What do you even do to stop that?
There’s a reason NBA scouts are drooling over this kid. He’s a future superstar in the league.
Last year, Malik Monk had the ultimate green light, taking shots if he had even the slightest sliver of daylight between him and his man. There wasn’t a shot he didn’t like, even if the ball clanked off the rim or failed to hit anything at all. His massive jumpers saved Kentucky on countless occasions, but sometimes his shot selection really put the Wildcats in a bind.
Kevin Knox is very similar in this sense, as he tends to be fairly trigger happy with a habit of taking bad shots. Monk got it under control late in the year, and his game grew as a result. With all of the physical tools Knox already has, I see him finding his groove early in the year and never looking back.
He’ll also need to bulk up a little bit to dominate against D-1 athletes. He has gained roughly 15 lbs. over the past year, but still struggles against physical and overly-aggressive athletes. He’ll see a whole lot of those in college, so it’ll be crucial for him to add muscle this summer.

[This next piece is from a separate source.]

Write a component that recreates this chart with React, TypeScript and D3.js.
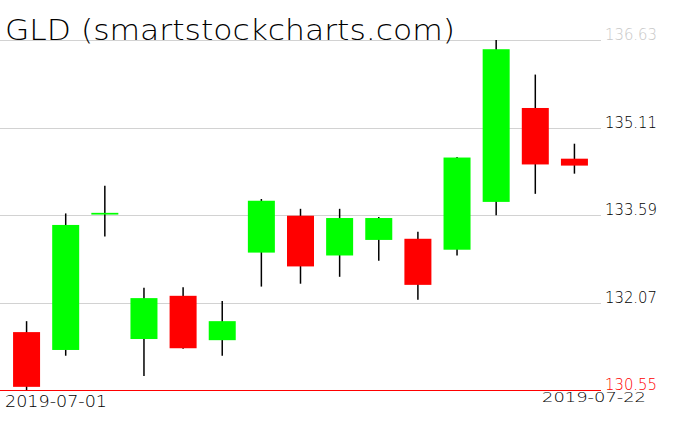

He has decent ball handling ability, but if he wants to play any significant minutes at shooting guard, he’ll have to tighten that up. He tends to be loose with the ball and dribble high, which led to averaging over three turnovers a game as a senior in high school.
Let’s be honest though, I’m nitpicking. There’s not a lot to dislike about his game.
When Calipari raves over a kid, it’s for a reason. Cal has been obsessed with getting Knox to Lexington for several years now, and you better believe he’s excited he got his guy.
Knox has the potential to become a 20+ PPG scorer at Kentucky and a top five pick in next year’s NBA Draft. Many fans felt UK’s recruiting class was filled with starter-quality guys, but no stars to take the team to the next level and solidify the Wildcats as a title contender next season. Without a doubt, Knox is that guy. In case that’s not enough, there’s another star caliber athlete waiting to make his decision with UK in his top two in Mohamed Bamba. Things are just fine in the bluegrass.
After striking out on so many elite small forwards over the years, it feels great to have one locked up next year.